§ **Goal**: Reproduce nothing but the lines from the start of the material through the line that includes "(msgl2) at (1034.5,285)", both ends included, and omit every picture.
⟨
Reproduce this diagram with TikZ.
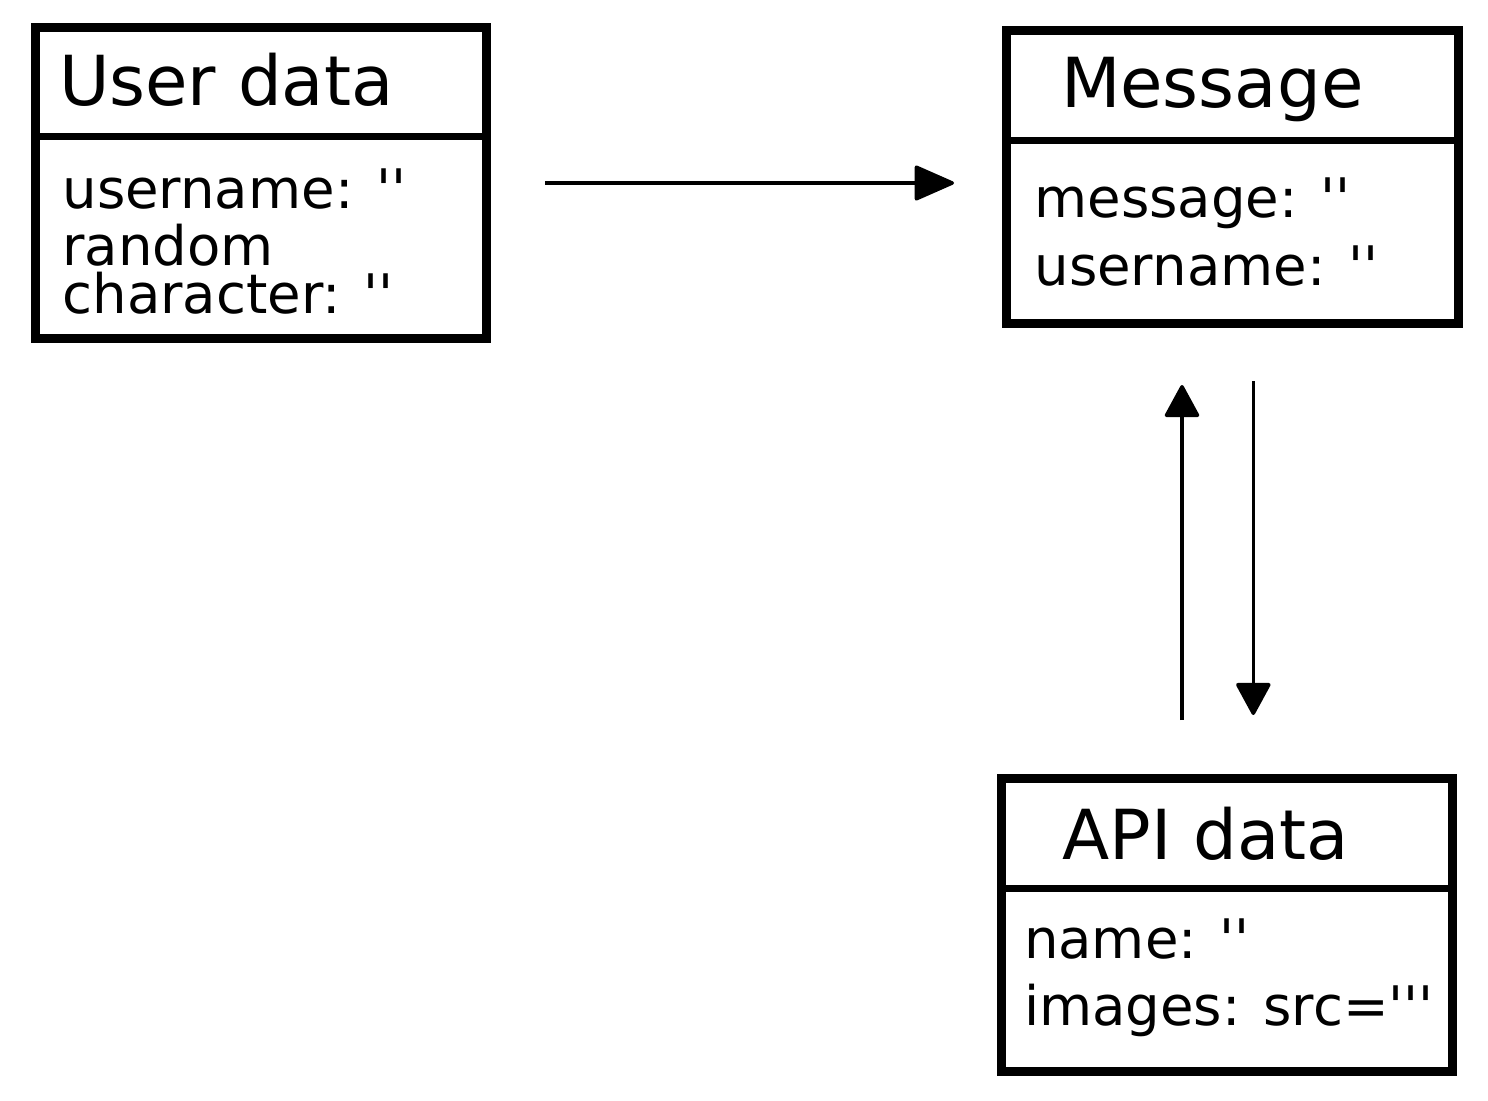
\documentclass[tikz,border=0pt]{standalone}
\usepackage{fontspec}
\newfontfamily\dv{DejaVu Sans}
\usetikzlibrary{arrows.meta}
\tikzset{
  box/.style={draw=black, line width=9pt, rectangle, inner sep=0pt, outer sep=0pt, anchor=north west},
  divider/.style={draw=black, line width=7pt},
  titletext/.style={anchor=base west, inner sep=0pt, outer sep=0pt, font=\dv\fontsize{69}{80}\selectfont},
  bodytext/.style={anchor=base west, inner sep=0pt, outer sep=0pt, font=\dv\fontsize{54.5}{66}\selectfont},
  conn/.style={draw=black, line width=3.5pt},
  hhead/.style={-{Triangle[length=42pt,width=36pt,round]}},
  vhead/.style={-{Triangle[length=34pt,width=36pt,round]}}
}
\begin{document}
\begin{tikzpicture}[x=1pt,y=-1pt]
\useasboundingbox (0,0) rectangle (1488,1100);

% User data box
\node[box, minimum width=451pt, minimum height=311pt] (user) at (35,27) {};
\draw[divider] (35,136.5) coordinate (userdl) -- (486,136.5) coordinate (userdr);
\node[titletext] (usertitle) at (59,105) {User data};
\node[bodytext] (userl1) at (62.5,208) {username: ''};
\node[bodytext] (userl2) at (62.5,265) {random};
\node[bodytext] (userl3) at (62.5,313) {character: ''};

% Message box
\node[box, minimum width=452pt, minimum height=293pt] (msg) at (1006,30.5) {};
\draw[divider] (1006,140.5) coordinate (msgdl) -- (1458,140.5) coordinate (msgdr);
\node[titletext] (msgtitle) at (1061,107) {Message};
\node[bodytext] (msgl1) at (1034.5,217) {message: ''};
\node[bodytext] (msgl2) at (1034.5,285) {username: ''};

% API data box
\node[box, minimum width=451pt, minimum height=293pt] (api) at (1001,778) {};
\draw[divider] (1001,888) coordinate (apidl) -- (1452,888) coordinate (apidr);
\node[titletext] (apititle) at (1062.5,859) {API data};
\node[bodytext] (apil1) at (1024,958) {name: ''};
\node[bodytext] (apil2) at (1024,1025) {images: src='''};

% connectors
\coordinate (h1) at (545,183);
\coordinate (h2) at (954,183);
\coordinate (u1) at (1182,720);
\coordinate (u2) at (1182,385);
\coordinate (d1) at (1253.3,381);
\coordinate (d2) at (1253.3,715);
\draw[conn, hhead] (h1) -- (h2);
\draw[conn, vhead] (u1) -- (u2);
\draw[conn, vhead] (d1) -- (d2);
\end{tikzpicture}
\end{document}
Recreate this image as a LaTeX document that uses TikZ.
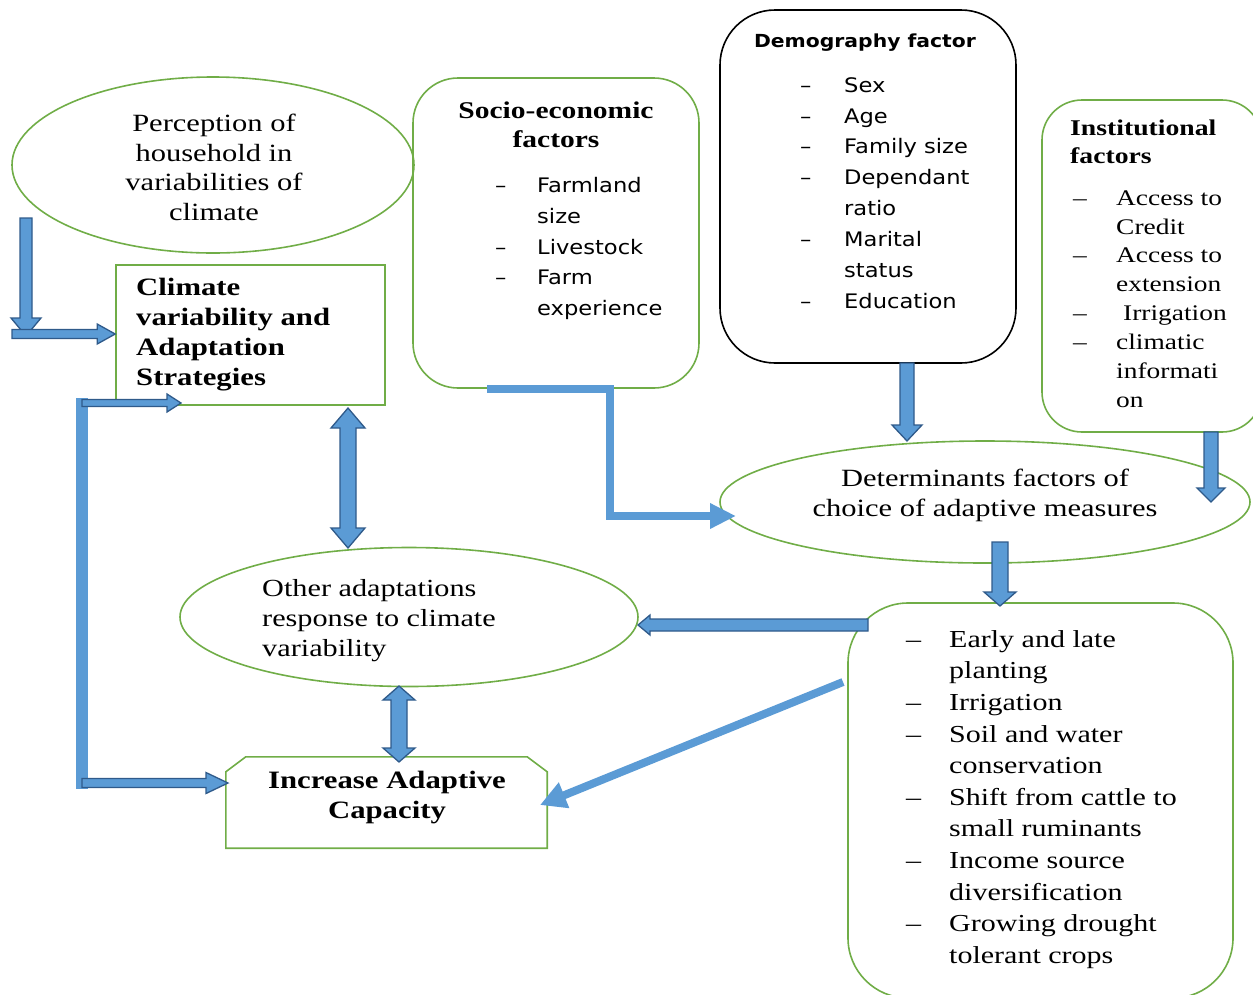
\documentclass[tikz,border=0pt]{standalone}
\usepackage{fontspec}
\setmainfont{Liberation Serif}[FakeStretch=1.23]
\newfontfamily\sansf{DejaVu Sans}[FakeStretch=1.13]
\usetikzlibrary{calc,shapes.geometric,arrows.meta}
\definecolor{gr}{HTML}{70AD47}
\definecolor{bfill}{HTML}{5B9BD5}
\definecolor{bedge}{HTML}{2F5A8A}
\newcommand\fs[2]{\fontsize{#1}{#2}\selectfont}
% block arrow: from, to, shaft half, head half, head length
\newcommand\blkarrow[5]{%
  \coordinate (bkH) at ($(#2)!#5!(#1)$);
  \filldraw[barrow] ($(#1)!#3!90:(#2)$) -- ($(bkH)!#3!90:(#2)$) -- ($(bkH)!#4!90:(#2)$) -- (#2)
    -- ($(bkH)!#4!-90:(#2)$) -- ($(bkH)!#3!-90:(#2)$) -- ($(#1)!#3!-90:(#2)$) -- cycle;}
\newcommand\dblarrow[5]{%
  \coordinate (bkH) at ($(#2)!#5!(#1)$);
  \coordinate (bkG) at ($(#1)!#5!(#2)$);
  \filldraw[barrow] (#1) -- ($(bkG)!#4!-90:(#2)$) -- ($(bkG)!#3!-90:(#2)$) -- ($(bkH)!#3!90:(#1)$)
    -- ($(bkH)!#4!90:(#1)$) -- (#2) -- ($(bkH)!#4!-90:(#1)$) -- ($(bkH)!#3!-90:(#1)$)
    -- ($(bkG)!#3!90:(#2)$) -- ($(bkG)!#4!90:(#2)$) -- cycle;}
\tikzset{
  barrow/.style={fill=bfill,draw=bedge,line width=1.3pt,line join=miter},
  gbox/.style={draw=gr,line width=1.6pt,inner sep=0pt},
  thick line/.style={draw=bfill,line width=8pt},
  txt/.style={inner sep=0pt},
}
\begin{document}
\begin{tikzpicture}[x=1pt,y=-1pt]
\useasboundingbox (0,0) rectangle (1253,994);
% ---- shapes
\node[gbox,ellipse,minimum width=402pt,minimum height=176pt] (perc) at (213,165) {};
\node[gbox,rectangle,minimum width=269pt,minimum height=140pt] (cvas) at (250.5,335) {};
\node[gbox,rectangle,rounded corners=45pt,minimum width=286pt,minimum height=310pt] (socio) at (556,233) {};
\node[draw=black,line width=1.6pt,inner sep=0pt,rectangle,rounded corners=55pt,minimum width=296pt,minimum height=353pt] (demo) at (868,186.5) {};
\node[gbox,rectangle,rounded corners=40pt,minimum width=220pt,minimum height=332pt] (inst) at (1152,266) {};
\node[gbox,ellipse,minimum width=530pt,minimum height=122pt] (det) at (985,502) {};
\node[gbox,ellipse,minimum width=458pt,minimum height=139pt] (other) at (409,617) {};
\node[inner sep=0pt,minimum width=321pt,minimum height=91pt] (inc) at (386.5,802.5) {};
\draw[draw=gr,line width=1.6pt] ($(inc.north west)+(0,15)$) -- ($(inc.north west)+(20,0)$) -- ($(inc.north east)+(-20,0)$) -- ($(inc.north east)+(0,15)$) -- (inc.south east) -- (inc.south west) -- cycle;
\node[gbox,rectangle,rounded corners=60pt,minimum width=385pt,minimum height=395pt] (meas) at (1040.5,800.5) {};
% ---- texts
\node[txt,align=center,font=\fs{24.8}{29.7}] (tperc) at (214,167.5) {Perception of\\household in\\variabilities of\\climate};
\node[txt,align=left,anchor=west,font=\fs{25}{30}\bfseries] (tcvas) at (136,335) {Climate\\variability and\\Adaptation\\Strategies};
\node[txt,align=center,font=\fs{24}{29}\bfseries] (tsocio) at (556,124.5) {Socio-economic\\factors};
\node[txt,align=left,anchor=west,font=\fs{20}{30.7}\sansf] (bsocio) at (495,248.5) {\makebox[42pt][l]{–}Farmland\\\hspace*{42pt}size\\\makebox[42pt][l]{–}Livestock\\\makebox[42pt][l]{–}Farm\\\hspace*{42pt}experience};
\node[txt,font=\fs{18}{22}\sansf\bfseries] (tdemo) at (865,43) {Demography factor};
\node[txt,align=left,anchor=west,font=\fs{20}{30.9}\sansf] (bdemo) at (800,193) {\makebox[44pt][l]{–}Sex\\\makebox[44pt][l]{–}Age\\\makebox[44pt][l]{–}Family size\\\makebox[44pt][l]{–}Dependant\\\hspace*{44pt}ratio\\\makebox[44pt][l]{–}Marital\\\hspace*{44pt}status\\\makebox[44pt][l]{–}Education};
\node[txt,align=left,anchor=west,font=\fs{22.5}{28}\bfseries] (tinst) at (1070,142) {Institutional\\factors};
\node[txt,align=left,anchor=west,font=\fs{22.3}{28.9}] (binst) at (1073,299) {\makebox[43pt][l]{–}Access to\\\hspace*{43pt}Credit\\\makebox[43pt][l]{–}Access to\\\hspace*{43pt}extension\\\makebox[43pt][l]{–}\hspace*{7pt}Irrigation\\\makebox[43pt][l]{–}climatic\\\hspace*{43pt}informati\\\hspace*{43pt}on};
\node[txt,align=center,font=\fs{24.8}{30}] (tdet) at (985,495) {Determinants factors of\\choice of adaptive measures};
\node[txt,align=left,anchor=west,font=\fs{24.6}{30}] (tother) at (262,621) {Other adaptations\\response to climate\\variability};
\node[txt,align=center,font=\fs{25}{30}\bfseries] (tinc) at (387,798) {Increase Adaptive\\Capacity};
\node[txt,align=left,anchor=west,font=\fs{24.4}{31.6}] (bmeas) at (906,799.5) {\makebox[43pt][l]{–}Early and late\\\hspace*{43pt}planting\\\makebox[43pt][l]{–}Irrigation\\\makebox[43pt][l]{–}Soil and water\\\hspace*{43pt}conservation\\\makebox[43pt][l]{–}Shift from cattle to\\\hspace*{43pt}small ruminants\\\makebox[43pt][l]{–}Income source\\\hspace*{43pt}diversification\\\makebox[43pt][l]{–}Growing drought\\\hspace*{43pt}tolerant crops};
% ---- connector end points
\coordinate (a1s) at (26,218);
\coordinate (a1e) at (26,336);
\coordinate (a2s) at (12,334);
\coordinate (a2e) at (cvas.west |- 0,334);
\coordinate (lcTop) at (82,398);
\coordinate (lcBot) at (82,789);
\coordinate (a3s) at (82,403);
\coordinate (a3e) at (181,403);
\coordinate (a4s) at (82,783);
\coordinate (a4e) at (228,783);
\coordinate (d1s) at (348,408);
\coordinate (d1e) at (348,548);
\coordinate (soS) at (487,389);
\coordinate (soK1) at (610,389);
\coordinate (soK2) at (610,516);
\coordinate (detW) at (736,516);
\coordinate (f1s) at (907,363);
\coordinate (f1e) at (907,441);
\coordinate (g1s) at (1211,432);
\coordinate (g1e) at (1211,502);
\coordinate (h1s) at (1000,542);
\coordinate (h1e) at (1000,606);
\coordinate (i1s) at (868,625);
\coordinate (i1e) at (638,625);
\coordinate (j1s) at (399,686);
\coordinate (j1e) at (399,762);
\coordinate (k1s) at (843,682);
\coordinate (k1e) at (540,805);
% ---- connectors
\blkarrow{a1s}{a1e}{6pt}{15pt}{18pt}
\blkarrow{a2s}{a2e}{4.5pt}{10pt}{18pt}
\draw[draw=bfill,line width=12pt] (lcTop) -- (lcBot);
\blkarrow{a3s}{a3e}{3.5pt}{9pt}{14pt}
\blkarrow{a4s}{a4e}{4.5pt}{10.5pt}{22pt}
\dblarrow{d1s}{d1e}{8pt}{17pt}{20pt}
\draw[thick line,line join=miter,-{Triangle[length=26pt,width=24pt]}] (soS) -- (soK1) -- (soK2) -- (detW);
\blkarrow{f1s}{f1e}{7pt}{15pt}{16pt}
\blkarrow{g1s}{g1e}{7pt}{14pt}{14pt}
\blkarrow{h1s}{h1e}{8pt}{16pt}{14pt}
\blkarrow{i1s}{i1e}{6pt}{10pt}{12pt}
\dblarrow{j1s}{j1e}{8pt}{16pt}{14pt}
\draw[thick line,-{Triangle[length=26pt,width=26pt]}] (k1s) -- (k1e);
\end{tikzpicture}
\end{document}
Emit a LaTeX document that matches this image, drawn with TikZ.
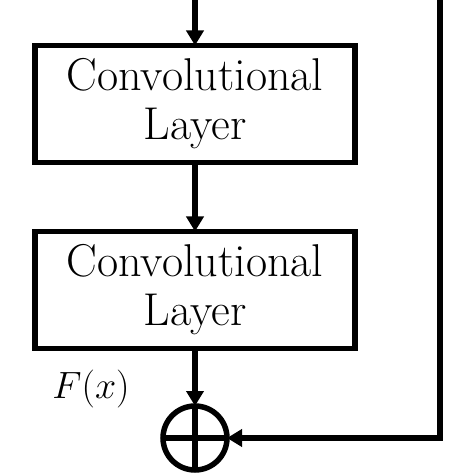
⟩
§ **Response to the exercise**:
Reproduce this diagram with TikZ.
\documentclass[tikz,border=0pt]{standalone}
\usepackage{fontspec}
\newfontfamily\dv{DejaVu Sans}
\usetikzlibrary{arrows.meta}
\tikzset{
  box/.style={draw=black, line width=9pt, rectangle, inner sep=0pt, outer sep=0pt, anchor=north west},
  divider/.style={draw=black, line width=7pt},
  titletext/.style={anchor=base west, inner sep=0pt, outer sep=0pt, font=\dv\fontsize{69}{80}\selectfont},
  bodytext/.style={anchor=base west, inner sep=0pt, outer sep=0pt, font=\dv\fontsize{54.5}{66}\selectfont},
  conn/.style={draw=black, line width=3.5pt},
  hhead/.style={-{Triangle[length=42pt,width=36pt,round]}},
  vhead/.style={-{Triangle[length=34pt,width=36pt,round]}}
}
\begin{document}
\begin{tikzpicture}[x=1pt,y=-1pt]
\useasboundingbox (0,0) rectangle (1488,1100);

% User data box
\node[box, minimum width=451pt, minimum height=311pt] (user) at (35,27) {};
\draw[divider] (35,136.5) coordinate (userdl) -- (486,136.5) coordinate (userdr);
\node[titletext] (usertitle) at (59,105) {User data};
\node[bodytext] (userl1) at (62.5,208) {username: ''};
\node[bodytext] (userl2) at (62.5,265) {random};
\node[bodytext] (userl3) at (62.5,313) {character: ''};

% Message box
\node[box, minimum width=452pt, minimum height=293pt] (msg) at (1006,30.5) {};
\draw[divider] (1006,140.5) coordinate (msgdl) -- (1458,140.5) coordinate (msgdr);
\node[titletext] (msgtitle) at (1061,107) {Message};
\node[bodytext] (msgl1) at (1034.5,217) {message: ''};
\node[bodytext] (msgl2) at (1034.5,285) {username: ''};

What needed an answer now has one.